Такие неверно расставленные акценты, конечно, не дают никакого эффекта. И мы видим эту реакцию. Что, что-то произошло? Предпринимателей стали меньше сажать? Что, Козлова не посадили? Посадили. Никуда не делся.

ЛГ: Я так понял, что независимые суды — это главное.

ИТ: Нет, независимые суды — это часть. А самое главное, конечно, заключается в том, что нужно менять этот сталинско-ленинский Уголовный кодекс, который приняли посткоммунистические ребята. Его нужно менять концептуально. Нужно сокращать, нужно вводить меры наказания, не связанные с лишением свободы. За незначительные преступления по первому разу нельзя сажать ни в коем случае.
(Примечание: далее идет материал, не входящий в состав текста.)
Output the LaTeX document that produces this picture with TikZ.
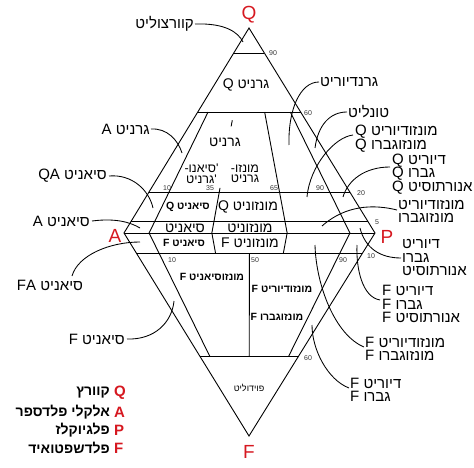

ЛГ: Спасибо. Давайте на этом первую часть закончим, а во второй части поговорим о полиции, о реформе и о том, что происходит сейчас.

Реформа правоохранительных органов

Реформа правоохранительных органов

ЛГ: Вторая часть нашего «Ресета» посвящена реформе правоохранительных органов. Была милиция — стала полиция. Лучше от этого, как говорят многие, не стало. Стало только хуже.

ИТ: Стоял ряд кардинальных вопросов. С чего все началось? С «палочной» системы, которая толкает на то, чтобы людей пытали и заставляли признаваться в несуществующих преступлениях ради статистического благополучия, ради карьерного роста и так далее. То есть показатели и отчетность — вот с чего все началось. Пытали и убивали, потому что сегодня нужно раскрыть больше, чем вчера.

ЛГ: Система такая.

ИТ: Система. Неправильно была продумана система. Сказали: мы все это реформируем, и у нас будет система, которая делает акцент на профилактике. То есть будем работать не только постфактум, когда убили, а чтобы не убили. Работа с потенциальным убийцей должны вестись «на берегу», пока еще ничего не случилось.

ЛГ: А я думал, что в основе всей этой реформы стоит как раз человек, полицейский. Был один — стал другой.

ИТ: Нет. Все вытекало из этого, понимаете. Для того чтобы полицейский занимался своим делом качественно и добросовестно, взяток не брал и людей не бил, его нужно, как говорит мировой опыт, хорошо стимулировать. Ему нужно предоставить пролонгированный пакет льгот. Будешь хорошим и честным — пенсия будет хорошая. Будешь хорошим и честным — дети в хорошую школу пойдут. И так далее.

ЛГ: А будешь нечестным — потеряешь все. И сядешь.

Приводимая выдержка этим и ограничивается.